The very name of this movie gives it bounds; it's not going to move far from that time and that place. What's interesting, though, is that co-writer/director Joachim Trier never makes those implied limits feel close or to give them undue importance to the characters within the movie. The extent to which there is not a ticking clock is almost shocking; Trier spends most of the first third of the movie on a conversation between two characters that kicks themes around but doesn't really push Anders through the story, and the time of day or how long it is until Anders is expected back is almost irrelevant in each particular scene. If Trier is making points via where in Oslo each segment takes place, it's not immediately obvious to this non-Norwegian. And yet, as much as the story seems to be contained by its title, there's also a sense that the environment and the passage of time is affecting Anders; it's important without being overtly so.

Full review on eFilmCritic.

OK, you were warned up top, but SPOILERS!

I feel stupid even asking this question, but the opening scenes of the movie (after all the Anders-less memories of Oslo) actually come last chronologically, right?

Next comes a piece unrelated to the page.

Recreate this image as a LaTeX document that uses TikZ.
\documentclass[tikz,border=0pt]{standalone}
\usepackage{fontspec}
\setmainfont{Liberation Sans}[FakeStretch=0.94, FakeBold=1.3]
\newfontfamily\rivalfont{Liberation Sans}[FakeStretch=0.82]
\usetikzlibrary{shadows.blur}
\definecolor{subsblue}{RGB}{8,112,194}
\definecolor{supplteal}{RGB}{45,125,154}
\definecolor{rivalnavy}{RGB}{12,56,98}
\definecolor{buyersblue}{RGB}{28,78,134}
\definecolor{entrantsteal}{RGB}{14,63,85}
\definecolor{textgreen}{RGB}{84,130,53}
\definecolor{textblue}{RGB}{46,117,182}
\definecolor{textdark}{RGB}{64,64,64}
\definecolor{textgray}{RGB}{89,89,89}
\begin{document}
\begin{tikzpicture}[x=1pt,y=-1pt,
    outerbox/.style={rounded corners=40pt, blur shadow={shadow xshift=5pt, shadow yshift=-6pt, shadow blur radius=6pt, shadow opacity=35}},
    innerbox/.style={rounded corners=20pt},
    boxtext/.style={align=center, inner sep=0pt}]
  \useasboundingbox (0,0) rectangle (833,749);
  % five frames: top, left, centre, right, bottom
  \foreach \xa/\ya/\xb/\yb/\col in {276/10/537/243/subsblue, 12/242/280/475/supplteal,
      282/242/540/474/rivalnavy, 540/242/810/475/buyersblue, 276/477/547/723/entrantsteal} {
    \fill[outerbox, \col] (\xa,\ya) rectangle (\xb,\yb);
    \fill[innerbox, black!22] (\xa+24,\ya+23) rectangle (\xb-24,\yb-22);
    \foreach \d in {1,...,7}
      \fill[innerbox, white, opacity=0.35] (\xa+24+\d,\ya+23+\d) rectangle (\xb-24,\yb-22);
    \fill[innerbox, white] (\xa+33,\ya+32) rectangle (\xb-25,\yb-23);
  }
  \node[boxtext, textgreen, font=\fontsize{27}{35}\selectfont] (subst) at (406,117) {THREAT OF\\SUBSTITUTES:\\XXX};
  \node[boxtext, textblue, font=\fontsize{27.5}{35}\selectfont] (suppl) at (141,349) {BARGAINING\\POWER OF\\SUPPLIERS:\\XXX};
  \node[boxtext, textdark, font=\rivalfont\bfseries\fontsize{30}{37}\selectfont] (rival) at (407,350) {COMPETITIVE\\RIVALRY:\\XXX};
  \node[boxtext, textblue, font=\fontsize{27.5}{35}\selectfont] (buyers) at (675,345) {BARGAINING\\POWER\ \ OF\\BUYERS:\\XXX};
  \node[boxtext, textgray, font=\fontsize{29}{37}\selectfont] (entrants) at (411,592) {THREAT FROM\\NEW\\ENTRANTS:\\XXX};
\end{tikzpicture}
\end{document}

I base this mainly off the idea that when Anders tries to commit suicide by walking into the pond with rocks in his pockets, he backs out by shedding his coat and leaving it at the bottom of the pond, which means he either has multiple similar coats or that this takes place after he wears that coat throughout the rest of the movie.

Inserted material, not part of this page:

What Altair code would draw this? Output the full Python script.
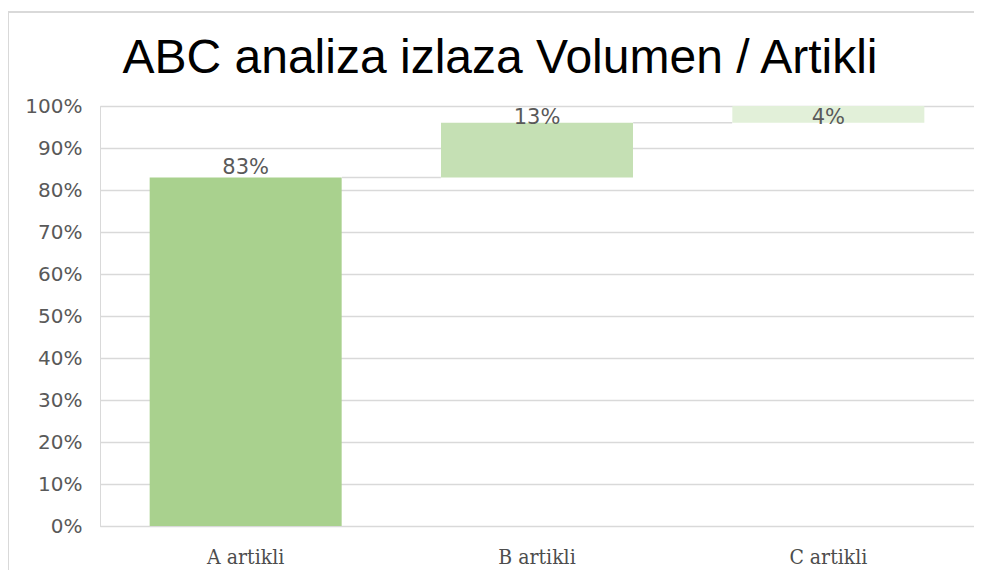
import altair as alt
import pandas as pd

categories = ["A artikli", "B artikli", "C artikli"]
values = [0.83, 0.13, 0.04]
colors = ["#a9d18e", "#c5e0b4", "#e2f0d9"]
title_text = "ABC analiza izlaza Volumen / Artikli"

ends = pd.Series(values).cumsum().round(4).tolist()
starts = [0.0] + ends[:-1]
df = pd.DataFrame({
    "cat": categories,
    "value": values,
    "start": starts,
    "end": ends,
    "color": colors,
})
df["label_y"] = df["end"].clip(upper=0.95)
df["label"] = [f"{round(v * 100)}%" for v in values]

conn = pd.DataFrame({
    "cat": categories[:-1],
    "next": categories[1:],
    "level": ends[:-1],
})

xscale = alt.Scale(domain=categories, paddingInner=0.34, paddingOuter=0.17)
yscale = alt.Scale(domain=[0, 1])

base = alt.Chart(df)

bars = base.mark_bar(size=192).encode(
    x=alt.X("cat:N", scale=xscale, sort=categories,
            axis=alt.Axis(title=None, labelAngle=0, ticks=False, domain=True,
                          domainColor="#d9d9d9", labelFont="DejaVu Serif Condensed",
                          labelFontSize=21, labelColor="#4d4d4d", labelPadding=20)),
    y=alt.Y("start:Q", scale=yscale,
            axis=alt.Axis(title=None, format=".0%", values=[i / 10 for i in range(11)],
                          ticks=False, domain=True, domainColor="#d9d9d9",
                          labelFont="DejaVu Sans", labelFontSize=20,
                          labelColor="#595959", labelPadding=18,
                          gridColor="#d9d9d9", gridWidth=1.3)),
    y2="end:Q",
    color=alt.Color("color:N", scale=None),
)

labels = base.mark_text(font="DejaVu Sans", fontSize=21, color="#595959",
                        baseline="alphabetic", dy=-3).encode(
    x=alt.X("cat:N", scale=xscale, sort=categories),
    y=alt.Y("label_y:Q", scale=yscale),
    text="label:N",
)

connectors = alt.Chart(conn).mark_rule(color="#d9d9d9", strokeWidth=1.5).encode(
    x=alt.X("cat:N", scale=xscale, sort=categories, bandPosition=1),
    x2=alt.X2("next:N", bandPosition=0),
    y=alt.Y("level:Q", scale=yscale),
)

border_left = alt.Chart(df).mark_rule(color="#d9d9d9", strokeWidth=1.5).encode(
    x=alt.value(-92), y=alt.value(-94), y2=alt.value(470)
)
border_top = alt.Chart(df).mark_rule(color="#d9d9d9", strokeWidth=1.5).encode(
    x=alt.value(-92), x2=alt.value(880), y=alt.value(-94)
)

title = alt.Chart(pd.DataFrame({"t": [title_text]})).mark_text(
    font="Liberation Sans", fontSize=48, color="#000000",
    align="center", baseline="alphabetic",
).encode(x=alt.value(400), y=alt.value(-33), text="t:N")

chart = alt.layer(border_left, border_top, title, bars, connectors, labels).properties(
    width=874,
    height=420,
    autosize=alt.AutoSizeParams(type="none"),
    padding={"left": 92, "top": 98, "right": 0, "bottom": 44},
).configure_view(stroke=None).configure(background="#ffffff")

chart.save("out.html", embed_options={"renderer": "svg", "actions": False})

I want it to be that way, because I'm basically an optimist, and that means that after he relapses, he despairingly tries to kill himself, but ultimately decides he wants to live, and maybe that's the decision that will stick going forward. If the whole movie is chronological, then it's just an industrial-powered downer - the suicide attempt is followed by him going out into a situation he's clearly not prepared to handle, and the trip to his dealer and eventual fall off the wagon are inevitable. And since one of the later revelations in the movie is that most of the action actually takes place on the 30th, that makes what happens in the wee hours and morning of the 31st more important and definitive, whether it be backsliding for good or bottoming out and finally starting the real climb out of the pit.

I think the repeated shots at the end tend to support the idea that those first scenes come last, although the girl in his bed at the start suggests otherwise. I also think that Trier created this ambiguity very carefully and deliberately, and not just because ambiguity and downer endings are often considered sophisticated. Structuring the movie that way emphasizes how this sort of addiction is a repeating cycle, almost a loop that someone gets stuck in. That the movie ends on a series of shots very close to those at the beginning suggests such a thing, but introducing what looked like inconsistencies so that that scene can be approached in both directions - well, that almost makes the whole movie into a moebius strip, with an almost science-fictional time loop that is going to take some extra effort to break out of.

Or, I'm looking so closely at it that I'm missing something really obvious that says I'm full of crap. Can't dismiss that as a possibility.